This was according to Prof Johan Willemse, Dr Dirk Strydom and Manfred Venter from the Department of Agricultural Economics at the University of the Free State.
They jointly released a paper that discusses the implications of the drought on the economy, agricultural markets, food processors, input suppliers and consumers.
The industry is faced with numerous dilemmas, the latest being President Zuma’s unwarranted firing of finance minister Nhlanhla Nene.
This caused the rand to decline sharply as developed economies withdrew capital from South Africa. The depreciation of the rand increased white maize prices to a record level of close to R4 000/t.
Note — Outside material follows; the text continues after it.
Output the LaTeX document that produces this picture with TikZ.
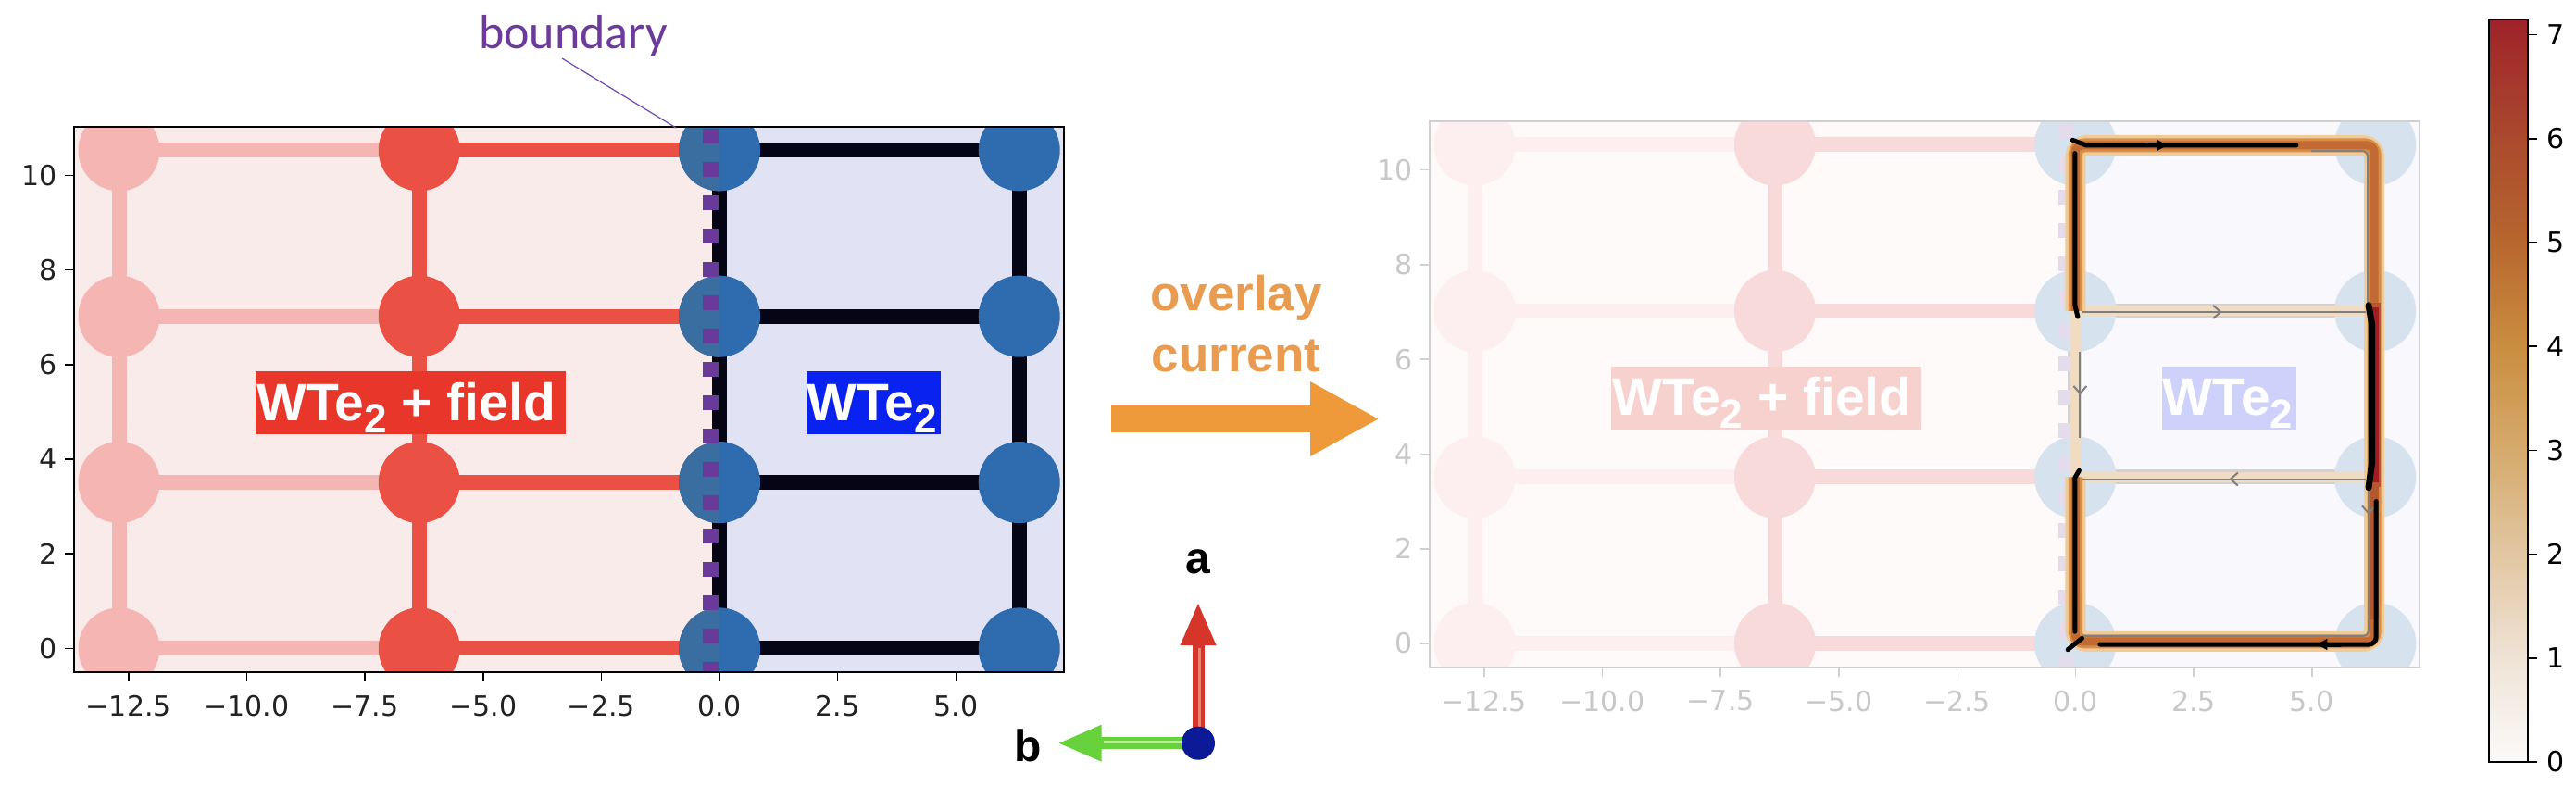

The economists warn that farmers and the broader agriculture sector will struggle to recover from the combined impact of the latest interest rate hike, exchange rate depletion, and the multi-year drought.
The effect of a severe sub-optimal crop will be felt throughout the value chain into 2016 and beyond. The absence of ‘safety nets’ would further contribute to the sector’s poor performance.
During drought years farmers have to use their personal capital reserves as collateral for additional borrowing and to absorb losses. Many farmers now find themselves in a situation where they have depleted their resources.
This forces them to make use of credit to finance production costs for the new season.
The future of many livestock producers also hangs in the balance. Farmers are purchasing animal feed at high prices just to get their animals market ready. However, as many producers are already struggling financially, emergency selling and slaughtering are pushing down farm gate prices.